Supreme Court Leaves Users Disgusted After Rolling Back Clean Water
The Supreme Court rolled back regulations on water quality, eliminating provisions of the 1972 Clean Water Act that allowed the Environmental Protection Agency to hold water polluters responsible for overall surface water quality. Nicholas Kamm; Justin Sullivan/Getty Images

The US Supreme Court weakened restrictions on the discharge of raw sewage into the nation's water supplies in a 5-4 decision to roll back key provisions of the 1972 Clean Water Act (CWA), inspiring disgust and outrage online.

The decision, authored by Justice Samuel Alito and backed by the court's conservative majority, prevents the Environmental Protection Agency (EPA) from enforcing broad water quality protections for pollution permit holders, favoring case-specific regulations.

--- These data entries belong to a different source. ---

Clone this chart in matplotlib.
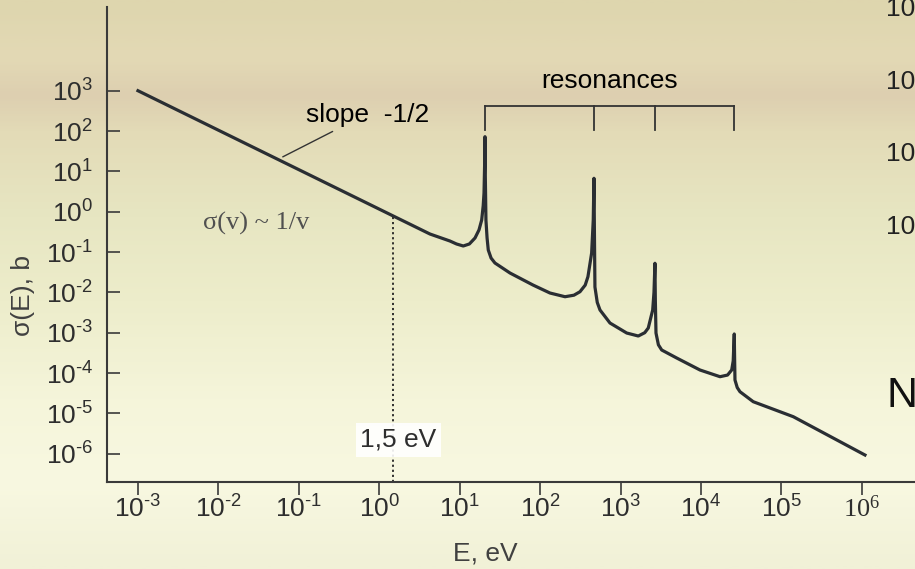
import numpy as np
import matplotlib.pyplot as plt
from matplotlib.colors import LinearSegmentedColormap
from matplotlib.ticker import FixedLocator, NullLocator

plt.rcParams['font.family'] = ['Liberation Sans', 'DejaVu Sans']
plt.rcParams['mathtext.fontset'] = 'custom'
plt.rcParams['mathtext.rm'] = 'Liberation Sans'

# prubeh ucinneho prurezu - log10(E/eV) a log10(sigma/b)
log_e = [-3.000, 0.630, 0.879, 0.960, 1.044, 1.120, 1.190, 1.240, 1.273, 1.292,
         1.302, 1.310, 1.314, 1.318, 1.326, 1.340, 1.355, 1.390, 1.438, 1.625,
         1.911, 2.122, 2.309, 2.420, 2.495, 2.560, 2.594, 2.640, 2.660, 2.669,
         2.675, 2.681, 2.710, 2.744, 2.868, 3.076, 3.220, 3.300, 3.344, 3.399,
         3.415, 3.427, 3.432, 3.440, 3.470, 3.511, 3.697, 3.987, 4.236, 4.330,
         4.381, 4.400, 4.413, 4.418, 4.422, 4.450, 4.484, 4.649, 5.147, 6.038]
log_sigma = [3.000, -0.553, -0.727, -0.800, -0.850, -0.800, -0.652, -0.450, -0.206, 0.150,
             0.464, 1.200, 1.860, 0.900, -0.206, -0.650, -0.950, -1.150, -1.272, -1.520,
             -1.818, -2.016, -2.108, -2.070, -1.984, -1.820, -1.612, -1.024, -0.206, 0.828,
             -0.600, -1.867, -2.250, -2.437, -2.760, -3.008, -3.082, -3.000, -2.884, -2.437,
             -2.000, -1.279, -2.200, -3.008, -3.300, -3.429, -3.627, -3.925, -4.091, -4.050,
             -3.925, -3.700, -3.032, -3.700, -4.173, -4.360, -4.463, -4.711, -5.083, -6.033]

# rezonance (vrcholy) a oznacena energie
rezonance = [10**1.314, 10**2.669, 10**3.427, 10**4.413]
e_mez = 1.5

dekady_x = list(range(-3, 7))
dekady_y = list(range(-6, 4))

barva = '#2a2e33'
text_barva = '#2e2e2e'
vel = 19


def popisek(d):
    # exponent s kratkou pomlckou misto matematickeho minus
    if d < 0:
        return r'$\mathregular{10^{\text{-}%d}}$' % (-d)
    return r'$\mathregular{10^{%d}}$' % d


E = 10 ** np.array(log_e)
sigma = 10 ** np.array(log_sigma)

fig = plt.figure(figsize=(9.15, 5.69), dpi=100)

# pozadi - prechod od bezove nahore k svetle kremove dole
bg = fig.add_axes([0, 0, 1, 1], zorder=-5)
stops = [(0.0, '#ded6ae'), (0.10, '#e3d9b5'), (0.165, '#ddcfb0'), (0.23, '#e3dbb7'),
         (0.38, '#e7e6c2'), (0.53, '#ededcb'), (0.70, '#f5f5da'), (0.85, '#f8f8e1'),
         (1.0, '#f1f1d7')]
cmap = LinearSegmentedColormap.from_list('pozadi', stops)
grad = np.linspace(0, 1, 300).reshape(-1, 1)
bg.imshow(grad, cmap=cmap, aspect='auto', extent=[0, 1, 1, 0])
bg.set_axis_off()

ax = fig.add_axes([107 / 915, 87 / 569, 808 / 915, 475 / 569])
ax.set_facecolor('none')
ax.set_xscale('log')
ax.set_yscale('log')
ax.set_xlim(10**-3.385, 10**6.66)
ax.set_ylim(10**-6.702, 10**5.076)

ax.plot(E, sigma, color=barva, lw=2.3, solid_joinstyle='round', zorder=3)

# svisla teckovana cara pro 1,5 eV
top = 10 ** np.interp(np.log10(e_mez), log_e, log_sigma)
ax.vlines(e_mez, 10**-6.702, top, colors='#222222', lw=1.3,
          linestyles=(0, (1.2, 1.6)), zorder=2)
ax.text(10**0.24, 10**-5.66, '1,5 eV', ha='center', va='center', fontsize=vel,
        color=text_barva, zorder=4,
        bbox=dict(boxstyle='square,pad=0.18', fc='white', ec='none', alpha=0.9))

# zavorka "resonances"
y_z = 10**2.621
y_k = 10**2.026
ax.plot([rezonance[0], rezonance[-1]], [y_z, y_z], color='#333333', lw=1.3)
for r in rezonance:
    ax.plot([r, r], [y_z, y_k], color='#333333', lw=1.3)
ax.text(np.sqrt(rezonance[0] * rezonance[-1]), 10**3.24, 'resonances',
        ha='center', va='center', fontsize=vel, color='black')

# popis sklonu
ax.text(10**-0.911, 10**2.40, 'slope  -1/2', ha='left', va='center',
        fontsize=vel, color='black')
ax.annotate('', xy=(10**-1.2, 10**1.36), xytext=(10**-0.58, 10**1.99),
            arrowprops=dict(arrowstyle='-', color='#333333', lw=1.0,
                            shrinkA=0, shrinkB=0))
ax.text(10**-2.19, 10**-0.29, r'σ(v) ~ 1/v', ha='left', va='center',
        fontsize=vel, color='#505050', family='Liberation Serif')

# osy
for s in ['top', 'right']:
    ax.spines[s].set_visible(False)
for s in ['left', 'bottom']:
    ax.spines[s].set_color('#3a3a3a')
    ax.spines[s].set_linewidth(1.5)

ax.xaxis.set_major_locator(FixedLocator([10.0**d for d in dekady_x]))
ax.yaxis.set_major_locator(FixedLocator([10.0**d for d in dekady_y]))
ax.xaxis.set_minor_locator(NullLocator())
ax.yaxis.set_minor_locator(NullLocator())
ax.set_xticklabels([popisek(d) for d in dekady_x])
ax.set_yticklabels([popisek(d) for d in dekady_y])
ax.tick_params(axis='x', direction='out', length=9, width=1.2, pad=1,
               labelsize=vel, colors='#3a3a3a', labelcolor=text_barva)
ax.tick_params(axis='y', direction='in', length=9, width=1.2, pad=10,
               labelsize=vel, colors='#3a3a3a', labelcolor=text_barva)
ax.get_xticklabels()[-1].set_fontfamily('Liberation Serif')

fig.text(485 / 915, 1 - 553 / 569, 'E, eV', ha='center', va='center',
         fontsize=vel, color='#404040')
fig.text(23 / 915, 1 - 296 / 569, 'σ(E), b', ha='center', va='center',
         rotation=90, fontsize=vel, color='#404040')

# okraj vedlejsiho obrazku vpravo
for yy in [9, 82, 154, 227]:
    fig.text(886 / 915, 1 - yy / 569, '10', ha='left', va='center',
             fontsize=vel, color='#222222')
fig.text(886 / 915, 1 - 396 / 569, 'N', ha='left', va='center',
         fontsize=31, color='#111111')

fig.savefig('out.png', dpi=100)
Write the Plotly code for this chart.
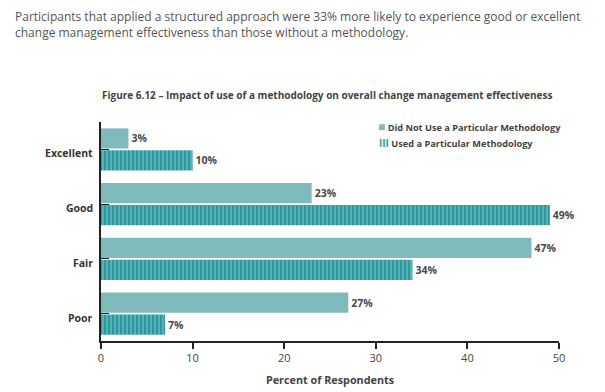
import plotly.graph_objects as go

categories = ["Excellent", "Good", "Fair", "Poor"]
did_not_use = [3, 23, 47, 27]
used = [10, 49, 34, 7]
series_names = ["Did Not Use a Particular Methodology", "Used a Particular Methodology"]
x_ticks = [0, 10, 20, 30, 40, 50]

FONT = "Open Sans"
LIGHT = "#80BBBC"
DARK = "#2A9AA0"

# body margin of 8px in the page -> compensate
OFF = 8
L, PW, T, PH = 101 - OFF, 458, 122 - OFF, 219

fig = go.Figure()
fig.add_trace(go.Bar(
    y=categories, x=did_not_use, orientation="h", name=series_names[0],
    marker=dict(color=LIGHT, line=dict(width=0)),
    texttemplate="<b>%{x}%</b>", textposition="outside",
    textfont=dict(family=FONT, size=10.5, color="#484848"),
    cliponaxis=False,
))
fig.add_trace(go.Bar(
    y=categories, x=used, orientation="h", name=series_names[1],
    marker=dict(color=DARK, line=dict(width=0),
                pattern=dict(shape="|", fgcolor="#E8F4F4", bgcolor=DARK,
                             size=4, solidity=0.25)),
    texttemplate="<b>%{x}%</b>", textposition="outside",
    textfont=dict(family=FONT, size=10.5, color="#484848"),
    cliponaxis=False,
))

def px_x(x):
    return (x - (L + OFF)) / PW

def px_y(y):
    return 1 - (y - (T + OFF)) / PH

annotations = [
    dict(text="Participants that applied a structured approach were 33% more likely to experience good or excellent<br>change management effectiveness than those without a methodology.",
         xref="paper", yref="paper", x=px_x(13), y=px_y(6), xanchor="left", yanchor="top",
         align="left", showarrow=False,
         font=dict(family=FONT, size=12, color="#555555")),
    dict(text="<b>Figure 6.12 – Impact of use of a methodology on overall change management effectiveness</b>",
         xref="paper", yref="paper", x=px_x(327), y=px_y(95), xanchor="center", yanchor="middle",
         showarrow=False, font=dict(family=FONT, size=10, color="#444444")),
    dict(text=f"<span style='font-size:12px;color:{LIGHT}'>■</span> <b>{series_names[0]}</b>",
         xref="paper", yref="paper", x=px_x(375.5), y=px_y(127), xanchor="left", yanchor="middle",
         showarrow=False, font=dict(family=FONT, size=9.2, color="#444444")),
    dict(text=f"<b><span style='font-size:10px;color:{DARK}'>III</span></b> <b>{series_names[1]}</b>",
         xref="paper", yref="paper", x=px_x(376.5), y=px_y(142.5), xanchor="left", yanchor="middle",
         showarrow=False, font=dict(family=FONT, size=9.2, color="#444444")),
]
for c in categories:
    annotations.append(dict(
        text=f"<b>{c}</b>", xref="paper", yref="y", x=px_x(95), y=c,
        xanchor="right", yanchor="middle", yshift=-4, showarrow=False,
        font=dict(family=FONT, size=10.5, color="#333333")))

fig.update_layout(
    width=605, height=392,
    margin=dict(l=L, r=605 - L - PW, t=T, b=392 - T - PH, autoexpand=False),
    paper_bgcolor="white", plot_bgcolor="white",
    barmode="group", bargap=0.2, bargroupgap=0.08,
    font=dict(family=FONT, color="#444444"),
    showlegend=False,
    xaxis=dict(range=[0, 50], tickvals=x_ticks, showgrid=False, zeroline=False,
               showline=True, linecolor="#222222", linewidth=1.5,
               ticks="outside", ticklen=6, tickcolor="#222222", tickwidth=1.5,
               tickfont=dict(family=FONT, size=11, color="#444444"),
               automargin=False,
               title=dict(text="<b>Percent of Respondents</b>",
                          font=dict(family=FONT, size=10.8, color="#444444"), standoff=12)),
    yaxis=dict(categoryorder="array", categoryarray=categories, autorange="reversed",
               showticklabels=False,
               showgrid=False, zeroline=False, showline=True, linecolor="#222222", linewidth=1.5,
               ticks="inside", ticklen=8, tickcolor="#222222", tickwidth=1.2,
               automargin=False),
    annotations=annotations,
)

fig.write_html("out.html")
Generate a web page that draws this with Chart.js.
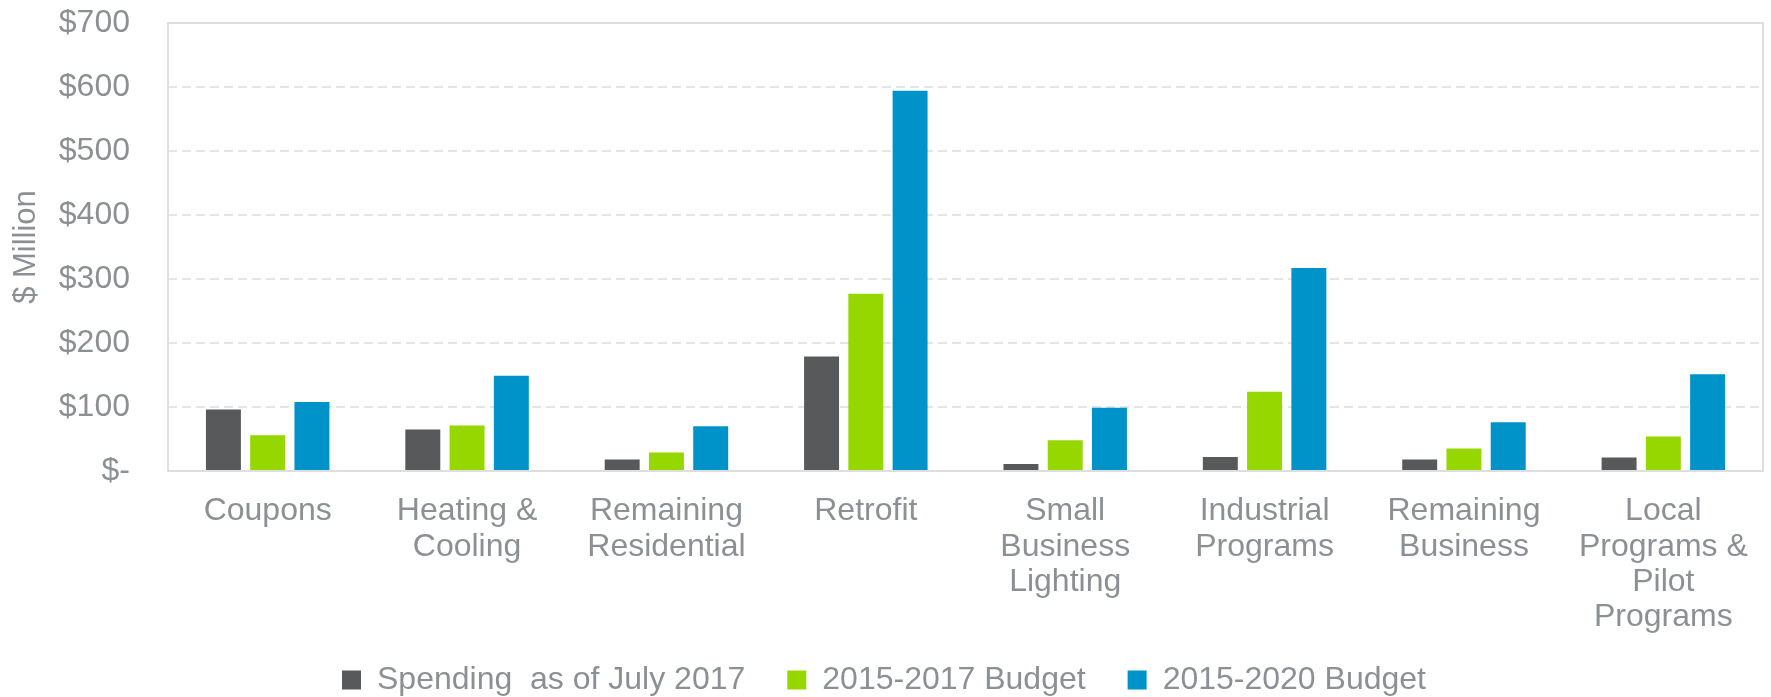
<!DOCTYPE html>
<html>
<head>
<meta charset="utf-8">
<title>Program Spending vs Budget</title>
<script src="https://cdn.jsdelivr.net/npm/chart.js@4.4.1/dist/chart.umd.min.js"></script>
<style>
    html, body { margin: 0; padding: 0; background: #fff; }
    #wrap { width: 1771px; height: 697px; position: relative; }
</style>
</head>
<body>
<div id="wrap"><canvas id="spend-chart"></canvas></div>
<script>
// Program categories (multi-line labels)
const categories = [
    ['Coupons'],
    ['Heating &', 'Cooling'],
    ['Remaining', 'Residential'],
    ['Retrofit'],
    ['Small', 'Business', 'Lighting'],
    ['Industrial', 'Programs'],
    ['Remaining', 'Business'],
    ['Local', 'Programs &', 'Pilot', 'Programs']
];

// $ Million
const spending2017 = [96, 65, 18, 179, 11, 22, 18, 21];
const budget2015to2017 = [56, 71, 29, 277, 48, 124, 35, 54];
const budget2015to2020 = [108, 149, 70, 594, 99, 317, 76, 151];

const seriesNames = ['Spending  as of July 2017', '2015-2017 Budget', '2015-2020 Budget'];
const seriesColors = ['#58595B', '#97D700', '#0093C9'];

const textGray = '#8C9094';
const fontFamily = '"Liberation Sans", Arial, sans-serif';

// Solid frame around the plot area
const plotFrame = {
    id: 'plotFrame',
    afterDatasetsDraw(chart) {
        const a = chart.chartArea;
        const ctx = chart.ctx;
        ctx.save();
        ctx.strokeStyle = '#DEDEDE';
        ctx.lineWidth = 2;
        ctx.strokeRect(a.left, a.top, a.right - a.left, a.bottom - a.top);
        ctx.restore();
    }
};

const ctx = document.getElementById('spend-chart');

new Chart(ctx, {
    type: 'bar',
    data: {
        labels: categories,
        datasets: [
            { label: seriesNames[0], data: spending2017, backgroundColor: seriesColors[0] },
            { label: seriesNames[1], data: budget2015to2017, backgroundColor: seriesColors[1] },
            { label: seriesNames[2], data: budget2015to2020, backgroundColor: seriesColors[2] }
        ]
    },
    options: {
        responsive: true,
        maintainAspectRatio: false,
        animation: false,
        categoryPercentage: 0.666,
        barPercentage: 0.79,
        layout: {
            padding: { top: 23, right: 3, bottom: -9, left: 0 }
        },
        plugins: {
            tooltip: { enabled: false },
            legend: {
                position: 'bottom',
                labels: {
                    color: textGray,
                    font: { family: fontFamily, size: 32 },
                    boxWidth: 19,
                    boxHeight: 19,
                    padding: 26,
                    // a little extra room after each item except the last
                    generateLabels: function(chart) {
                        const items = Chart.defaults.plugins.legend.labels.generateLabels(chart);
                        items.forEach(function(item, i) {
                            if (i < items.length - 1) item.text += '\u2002';
                        });
                        return items;
                    }
                }
            }
        },
        scales: {
            x: {
                grid: { display: false, drawTicks: false },
                border: { display: false },
                ticks: {
                    color: textGray,
                    font: { family: fontFamily, size: 32, lineHeight: 1.1 },
                    padding: 23,
                    maxRotation: 0,
                    autoSkip: false
                },
                afterFit: function(scale) {
                    scale.height = 167;
                }
            },
            y: {
                min: 0,
                max: 700,
                grid: {
                    color: '#E4E4E4',
                    lineWidth: 2,
                    drawTicks: true,
                    tickLength: 35,
                    tickColor: 'transparent'
                },
                border: { display: false, dash: [9, 5] },
                ticks: {
                    stepSize: 100,
                    color: textGray,
                    font: { family: fontFamily, size: 32 },
                    padding: 3,
                    callback: function(value) {
                        return value === 0 ? '$-' : '$' + value;
                    }
                },
                title: {
                    display: true,
                    text: '$ Million',
                    color: textGray,
                    font: { family: fontFamily, size: 31 },
                    padding: { top: 8, bottom: 0 }
                },
                afterFit: function(scale) {
                    scale.width = 168;
                }
            }
        }
    },
    plugins: [plotFrame]
});
</script>
</body>
</html>
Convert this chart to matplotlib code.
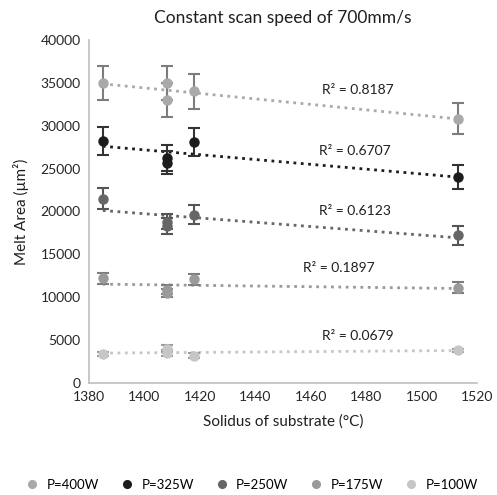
import matplotlib
matplotlib.use("Agg")
import matplotlib.pyplot as plt
import numpy as np

plt.rcParams['font.family'] = ['Lato', 'DejaVu Sans']

# data
labels = ["P=400W", "P=325W", "P=250W", "P=175W", "P=100W"]
colors = ["#a9a9a9", "#1c1c1c", "#666666", "#9a9a9a", "#c6c6c6"]
ecolors = ["#7d7d7d", "#333333", "#555555", "#7d7d7d", "#9a9a9a"]

x400 = [1385, 1408, 1408, 1418, 1513]
y400 = [35000, 35000, 33000, 34000, 30800]
e400 = [2000, 2000, 2000, 2000, 1800]

x325 = [1385, 1408, 1408, 1418, 1513]
y325 = [28200, 26200, 25700, 28100, 24000]
e325 = [1600, 1500, 1300, 1600, 1400]

x250 = [1385, 1408, 1408, 1418, 1513]
y250 = [21500, 18800, 18300, 19600, 17200]
e250 = [1200, 900, 900, 1100, 1100]

x175 = [1385, 1408, 1408, 1418, 1513]
y175 = [12200, 10900, 10500, 12100, 11100]
e175 = [650, 500, 500, 650, 650]

x100 = [1385, 1408, 1408, 1418, 1513]
y100 = [3400, 4000, 3500, 3200, 3800]
e100 = [250, 400, 400, 250, 200]

r2_labels = ["R² = 0.8187", "R² = 0.6707", "R² = 0.6123", "R² = 0.1897", "R² = 0.0679"]
r2_x = [1477, 1476, 1476, 1470, 1477]
r2_y = [34200, 27100, 20100, 13400, 5500]

xs = [x400, x325, x250, x175, x100]
ys = [y400, y325, y250, y175, y100]
es = [e400, e325, e250, e175, e100]

fig = plt.figure(figsize=(4.97, 4.95), dpi=100)
ax = fig.add_axes([0.179, 0.2263, 0.781, 0.693])

for x, y, e, lab, c, ec in zip(xs, ys, es, labels, colors, ecolors):
    ax.errorbar(x, y, yerr=e, fmt='o', color=c, ecolor=ec, markersize=6.5,
                capsize=4, elinewidth=1.5, capthick=1.5, label=lab, zorder=3)
    # linear trendline
    k, b = np.polyfit(x, y, 1)
    tx = np.array([min(x), max(x)])
    ax.plot(tx, k * tx + b, linestyle=':', linewidth=2, color=c, zorder=2)

for t, tx, ty in zip(r2_labels, r2_x, r2_y):
    ax.text(tx, ty, t, ha='center', va='center', fontsize=10, color='#1f1f1f')

ax.set_xlim(1380, 1520)
ax.set_ylim(0, 40000)
ax.set_xticks(range(1380, 1521, 20))
ax.set_yticks(range(0, 40001, 5000))
ax.tick_params(length=0, labelsize=10, labelcolor='#262626', pad=6)
for s in ['top', 'right']:
    ax.spines[s].set_visible(False)
for s in ['left', 'bottom']:
    ax.spines[s].set_color('#bfbfbf')
    ax.spines[s].set_linewidth(1.2)

ax.set_title("Constant scan speed of 700mm/s", fontsize=12.5, color='#1f1f1f', pad=12)
ax.set_xlabel("Solidus of substrate (°C)", fontsize=11, color='#1f1f1f', labelpad=8)
ax.set_ylabel("Melt Area (µm²)", fontsize=11, color='#1f1f1f', labelpad=8)

handles, labs = ax.get_legend_handles_labels()
handles = [h[0] for h in handles]
fig.legend(handles, labs, loc='center', bbox_to_anchor=(0.5, 0.02), ncol=5,
           frameon=False, fontsize=9.5, handletextpad=0.1, columnspacing=1.1,
           markerscale=0.85)

fig.savefig("out.png", dpi=100)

The ruling is a legal victory for San Francisco, which challenged the EPA's ability to issue "narrative" permits that broadly prohibit water pollution, The Guardian reported. The city, backed by powerful business groups such as the National Mining Association and the U.S. Chamber of Commerce, argued that the EPA overstepped its authority by holding polluters responsible for overall surface water quality.

"The city is wrong," Justice Amy Coney Barrett wrote in a dissenting opinion joined by the court's three liberal justices. Barrett argued that the decision undermines the CWA's core mission of implementing water quality standards.

Social media users condemned the ruling, describing it as a pro-corporate decision at the expense of public health.

"Poop is back on the menu!" one user wrote. "They're literally making you eat s--t," another said. Others sarcastically suggested that the justices who voted in favor should be forced to drink sewage water themselves.

Critics warn that the decision could lead to increased pollution in drinking water supplies across the country, further eroding environmental protections in the wake of last year's ruling that overturned the 40-year Chevron precedent that required courts to defer to the expertise of federal agencies to reasonably interpret unclear laws.

Meanwhile, supporters of the CWA ruling argue that it reins in EPA overreach.